Exercise 1 — Draw the transistor. Without looking at the diagram, draw a MOSFET transistor. Label the gate, drain, and source. Annotate: what voltage at the gate produces a 0? What voltage produces a 1? Which terminal carries the control signal, and which terminals carry the data current?

Exercise 2 — Draw the byte. Draw 8 boxes in a row. Label them bit 7 (MSB) through bit 0 (LSB). Fill in the pattern 01001101. Write the decimal value below it. Write the ASCII character it represents. Write what each bit position means if these 8 bits are boolean flags in a permission system.

Exercise 3 — State space reasoning. A JVM object header contains a 32-bit mark word. Part of it stores the identity hashcode in 25 bits. How many distinct hashcodes can those 25 bits hold? If you added one more bit, how many could fit? What is the ratio? Does the JVM's System.identityHashCode() ever return a value larger than that maximum?

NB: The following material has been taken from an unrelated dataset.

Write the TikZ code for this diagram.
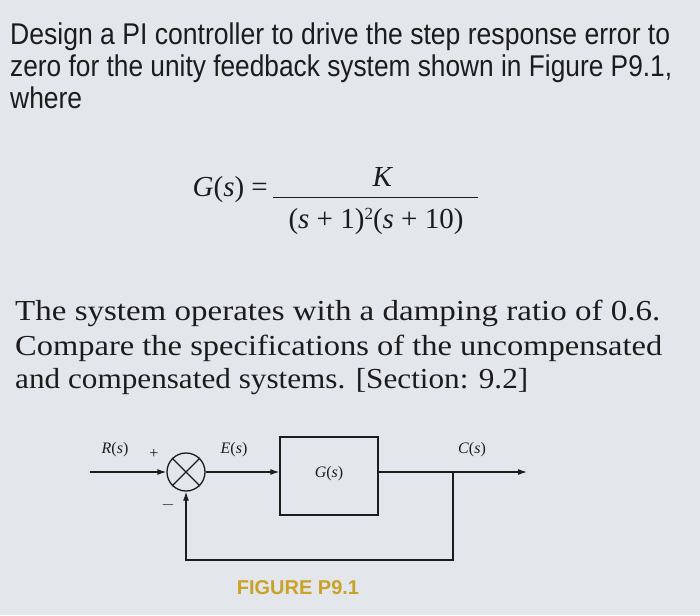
\documentclass[tikz,border=0pt]{standalone}
\usepackage{fontspec}
\usepackage{graphicx}
\setmainfont{Liberation Serif}
\newfontfamily\hd{Liberation Sans}
\usetikzlibrary{arrows.meta}
\definecolor{bg}{HTML}{E3E7EC}
\definecolor{ink}{HTML}{1C1C1C}
\definecolor{fig}{HTML}{C9A227}
\newcommand\fitw[2]{\resizebox{#1}{\height}{#2}}
\newcommand\iv[1]{\textit{#1}}
\begin{document}
\begin{tikzpicture}[x=1pt,y=-1pt,
  hline/.style={anchor=base west,inner sep=0pt,font=\hd\fontsize{30}{32}\selectfont,text=ink},
  pline/.style={anchor=base west,inner sep=0pt,font=\fontsize{29}{30}\selectfont,text=ink},
  lbl/.style={font=\fontsize{16}{18}\selectfont,text=ink,inner sep=1pt},
  wire/.style={draw=ink,line width=1.3pt},
  arr/.style={wire,-{Latex[length=9pt,width=6pt]}}]
\fill[bg] (0,0) rectangle (700,615);
\useasboundingbox (0,0) rectangle (700,615);
% heading
\node[hline] (h1) at (10,45) {\fitw{660pt}{Design a PI controller to drive the step response error to}};
\node[hline] (h2) at (10,77) {\fitw{662pt}{zero for the unity feedback system shown in Figure P9.1,}};
\node[hline] (h3) at (10,108) {\fitw{72pt}{where}};
% formula
\node[pline,anchor=base east] (g) at (268,196) {\iv{G}(\iv{s}) =};
\draw[draw=ink,line width=1pt] (273,197) -- (478,197);
\node[pline,anchor=base] (k) at (383,186) {\iv{K}};
\node[pline,anchor=base] (den) at (376,228) {(\iv{s} + 1)\raisebox{9pt}{\fontsize{17}{18}\selectfont 2}(\iv{s} + 10)};
% paragraph
\node[pline] (p1) at (15,320) {\fitw{645pt}{The system operates with a damping ratio of 0.6.}};
\node[pline] (p2) at (15,355) {\fitw{647pt}{Compare the specifications of the uncompensated}};
\node[pline] (p3) at (15,388) {\fitw{513pt}{and compensated systems. [Section: 9.2]}};
% block diagram
\coordinate (in) at (90,472);
\node[circle,draw=ink,line width=1.3pt,minimum size=38pt,inner sep=0pt] (sum) at (186,472) {};
\draw[wire] (sum.north east) -- (sum.south west) (sum.north west) -- (sum.south east);
\node[draw=ink,line width=1.3pt,minimum width=98pt,minimum height=78pt,inner sep=0pt] (G) at (329,476) {};
\node[lbl] (gl) at (329,474) {\iv{G}(\iv{s})};
\coordinate (br) at (453,472);
\coordinate (out) at (527,472);
\coordinate (fb1) at (453,560);
\coordinate (fb2) at (186,560);
\draw[arr] (in) -- (sum.west);
\draw[arr] (sum.east) -- (G.west |- sum.east);
\draw[arr] (G.east |- br) -- (out);
\draw[arr] (br) -- (fb1) -- (fb2) -- (sum.south);
\node[lbl] (rl) at (115,450) {\iv{R}(\iv{s})};
\node[lbl] (pl) at (154,454) {+};
\node[lbl] (el) at (234,450) {\iv{E}(\iv{s})};
\node[lbl] (cl) at (472,450) {\iv{C}(\iv{s})};
\node[lbl,font=\fontsize{18}{18}\selectfont] (ml) at (168,505) {$-$};
\node[font=\hd\bfseries\fontsize{20}{22}\selectfont,text=fig] (ft) at (298,588) {FIGURE P9.1};
\end{tikzpicture}
\end{document}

Exercise 4 — Bit manipulation, no computer. Trace through (77 >> 2) & 1 step by step on paper. Write out the binary representation of 77. Write the result after shifting. Write the result after the AND. Then run it in Java to verify.

Exercise 5 — Scale calculation. Your team stores a has_read flag for 800 million messages in a Postgres boolean column. A colleague proposes a Redis bitmap. Calculate the storage difference in megabytes. At $0.115 per GB-month for RDS gp3 storage, what is the annual cost difference between the two approaches?